■ GIVEN INSTRUCTION: Search the material for the string "with", then return every line where it is found.

■ STORED DATA:
--*--

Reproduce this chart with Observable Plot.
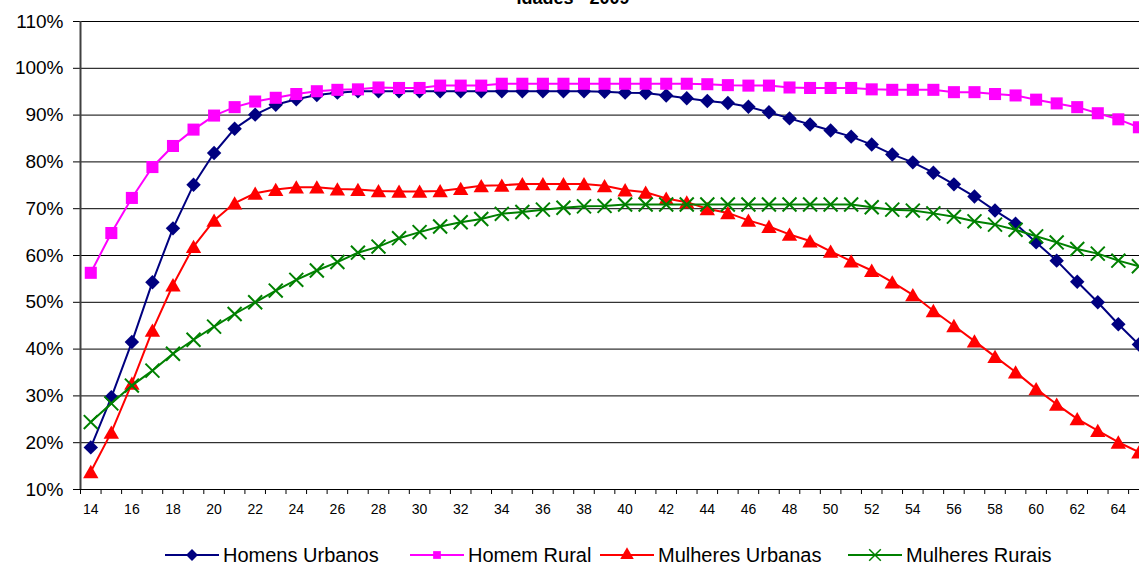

--*--

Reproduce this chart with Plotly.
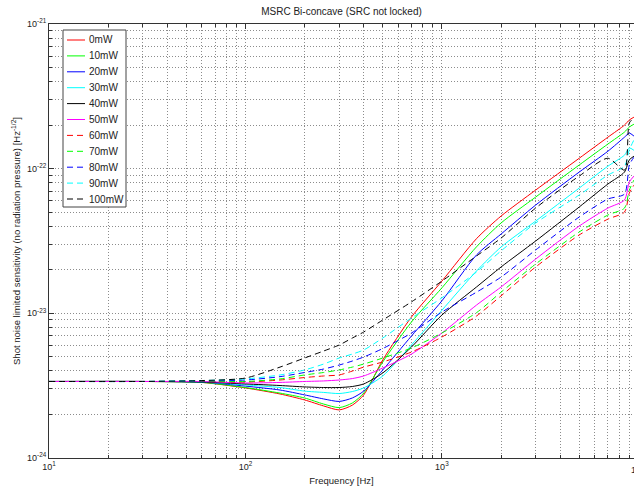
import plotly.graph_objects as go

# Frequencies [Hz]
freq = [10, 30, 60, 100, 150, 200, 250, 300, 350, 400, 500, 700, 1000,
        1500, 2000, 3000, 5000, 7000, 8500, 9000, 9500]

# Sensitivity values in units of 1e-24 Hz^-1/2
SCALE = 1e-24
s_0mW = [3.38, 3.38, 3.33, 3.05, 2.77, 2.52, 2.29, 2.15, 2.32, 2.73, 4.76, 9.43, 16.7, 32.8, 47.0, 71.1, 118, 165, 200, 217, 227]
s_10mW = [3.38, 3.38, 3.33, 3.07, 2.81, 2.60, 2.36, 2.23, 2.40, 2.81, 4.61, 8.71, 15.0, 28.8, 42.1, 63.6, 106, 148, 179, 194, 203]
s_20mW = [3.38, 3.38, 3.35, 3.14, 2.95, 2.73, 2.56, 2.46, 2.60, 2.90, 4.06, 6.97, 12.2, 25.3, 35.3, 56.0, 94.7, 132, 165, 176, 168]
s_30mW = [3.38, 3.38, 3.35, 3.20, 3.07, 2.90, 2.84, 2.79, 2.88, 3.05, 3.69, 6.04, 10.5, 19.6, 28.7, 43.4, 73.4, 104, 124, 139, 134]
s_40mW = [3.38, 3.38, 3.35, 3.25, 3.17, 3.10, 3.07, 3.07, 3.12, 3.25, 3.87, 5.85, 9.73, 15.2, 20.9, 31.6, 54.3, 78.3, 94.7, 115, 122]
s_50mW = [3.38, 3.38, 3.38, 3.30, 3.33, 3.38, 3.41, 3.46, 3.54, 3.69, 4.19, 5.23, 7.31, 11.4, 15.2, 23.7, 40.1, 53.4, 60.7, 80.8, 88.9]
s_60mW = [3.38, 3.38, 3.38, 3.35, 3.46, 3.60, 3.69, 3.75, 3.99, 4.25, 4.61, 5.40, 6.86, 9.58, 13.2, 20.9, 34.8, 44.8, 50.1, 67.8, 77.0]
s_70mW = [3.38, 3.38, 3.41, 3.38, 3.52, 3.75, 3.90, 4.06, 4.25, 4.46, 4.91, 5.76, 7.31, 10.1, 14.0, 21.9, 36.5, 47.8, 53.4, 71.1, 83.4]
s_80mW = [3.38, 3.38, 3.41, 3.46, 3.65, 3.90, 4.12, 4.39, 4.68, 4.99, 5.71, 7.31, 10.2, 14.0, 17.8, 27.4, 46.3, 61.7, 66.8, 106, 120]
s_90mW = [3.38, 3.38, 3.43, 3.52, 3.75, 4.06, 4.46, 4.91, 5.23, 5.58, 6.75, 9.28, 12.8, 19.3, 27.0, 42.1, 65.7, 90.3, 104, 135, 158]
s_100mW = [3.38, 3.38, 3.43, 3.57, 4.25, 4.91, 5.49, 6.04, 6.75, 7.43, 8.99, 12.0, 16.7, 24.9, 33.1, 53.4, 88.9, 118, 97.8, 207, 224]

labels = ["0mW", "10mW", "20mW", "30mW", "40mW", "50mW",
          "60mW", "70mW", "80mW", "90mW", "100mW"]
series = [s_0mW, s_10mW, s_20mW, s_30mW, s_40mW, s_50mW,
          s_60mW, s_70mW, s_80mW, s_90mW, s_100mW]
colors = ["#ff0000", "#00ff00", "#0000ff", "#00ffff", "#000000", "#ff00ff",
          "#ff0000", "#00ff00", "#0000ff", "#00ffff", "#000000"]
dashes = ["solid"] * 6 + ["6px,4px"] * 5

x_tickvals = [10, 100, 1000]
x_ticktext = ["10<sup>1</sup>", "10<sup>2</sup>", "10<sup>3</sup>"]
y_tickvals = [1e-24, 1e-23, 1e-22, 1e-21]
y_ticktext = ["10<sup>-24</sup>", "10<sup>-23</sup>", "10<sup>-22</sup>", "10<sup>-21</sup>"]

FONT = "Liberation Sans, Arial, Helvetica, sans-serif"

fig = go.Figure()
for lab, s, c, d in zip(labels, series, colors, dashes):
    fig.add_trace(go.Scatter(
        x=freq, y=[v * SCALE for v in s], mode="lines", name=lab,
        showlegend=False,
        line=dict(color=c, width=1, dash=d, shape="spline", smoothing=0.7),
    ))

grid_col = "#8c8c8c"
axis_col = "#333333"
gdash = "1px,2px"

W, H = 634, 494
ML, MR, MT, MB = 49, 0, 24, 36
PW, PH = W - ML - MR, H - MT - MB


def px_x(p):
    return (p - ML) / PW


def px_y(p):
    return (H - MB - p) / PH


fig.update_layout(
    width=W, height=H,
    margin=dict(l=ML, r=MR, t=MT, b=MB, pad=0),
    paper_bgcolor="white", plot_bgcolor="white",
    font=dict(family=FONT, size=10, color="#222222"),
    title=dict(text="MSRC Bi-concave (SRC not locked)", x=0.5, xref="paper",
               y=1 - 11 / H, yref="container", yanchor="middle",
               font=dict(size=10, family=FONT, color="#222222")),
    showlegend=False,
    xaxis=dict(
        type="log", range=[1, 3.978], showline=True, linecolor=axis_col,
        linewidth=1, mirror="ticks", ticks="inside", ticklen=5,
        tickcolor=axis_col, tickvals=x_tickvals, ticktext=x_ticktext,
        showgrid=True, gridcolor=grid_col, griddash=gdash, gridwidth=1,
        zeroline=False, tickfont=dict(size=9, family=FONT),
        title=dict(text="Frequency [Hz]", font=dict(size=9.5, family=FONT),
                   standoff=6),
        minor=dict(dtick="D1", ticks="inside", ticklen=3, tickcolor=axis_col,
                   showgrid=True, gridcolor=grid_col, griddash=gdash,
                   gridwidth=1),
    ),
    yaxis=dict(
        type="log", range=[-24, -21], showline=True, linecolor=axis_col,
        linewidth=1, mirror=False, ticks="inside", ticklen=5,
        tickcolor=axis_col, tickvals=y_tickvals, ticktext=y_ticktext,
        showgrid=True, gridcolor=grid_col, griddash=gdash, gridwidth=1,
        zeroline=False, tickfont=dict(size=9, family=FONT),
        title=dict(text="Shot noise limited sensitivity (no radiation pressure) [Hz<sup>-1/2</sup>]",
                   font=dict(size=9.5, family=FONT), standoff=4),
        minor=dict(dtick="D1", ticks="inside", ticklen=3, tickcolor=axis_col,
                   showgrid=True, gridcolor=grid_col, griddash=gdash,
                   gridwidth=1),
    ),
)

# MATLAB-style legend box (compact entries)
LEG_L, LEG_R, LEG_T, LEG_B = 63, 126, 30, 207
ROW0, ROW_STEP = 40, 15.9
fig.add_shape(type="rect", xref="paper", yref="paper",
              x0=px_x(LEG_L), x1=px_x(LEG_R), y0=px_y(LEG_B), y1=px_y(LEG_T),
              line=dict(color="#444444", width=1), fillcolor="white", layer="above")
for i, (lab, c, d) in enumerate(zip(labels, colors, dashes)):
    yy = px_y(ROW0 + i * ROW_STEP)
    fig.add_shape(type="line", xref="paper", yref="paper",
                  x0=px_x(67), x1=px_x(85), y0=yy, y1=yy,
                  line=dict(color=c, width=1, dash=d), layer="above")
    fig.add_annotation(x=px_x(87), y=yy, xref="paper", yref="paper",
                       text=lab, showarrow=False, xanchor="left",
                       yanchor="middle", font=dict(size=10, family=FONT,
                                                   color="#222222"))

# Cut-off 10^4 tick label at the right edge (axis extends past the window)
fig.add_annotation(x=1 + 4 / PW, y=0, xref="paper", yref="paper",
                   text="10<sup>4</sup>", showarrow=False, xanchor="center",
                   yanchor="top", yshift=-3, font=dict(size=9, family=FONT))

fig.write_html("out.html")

--*--

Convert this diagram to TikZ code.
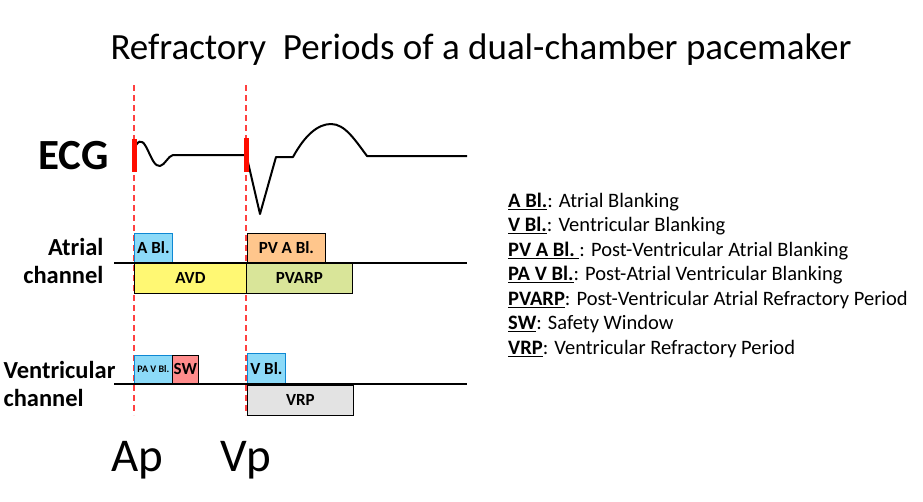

--*--

■ WRITTEN RESPONSE:
Reproduce this chart with Observable Plot.
Reproduce this chart with Plotly.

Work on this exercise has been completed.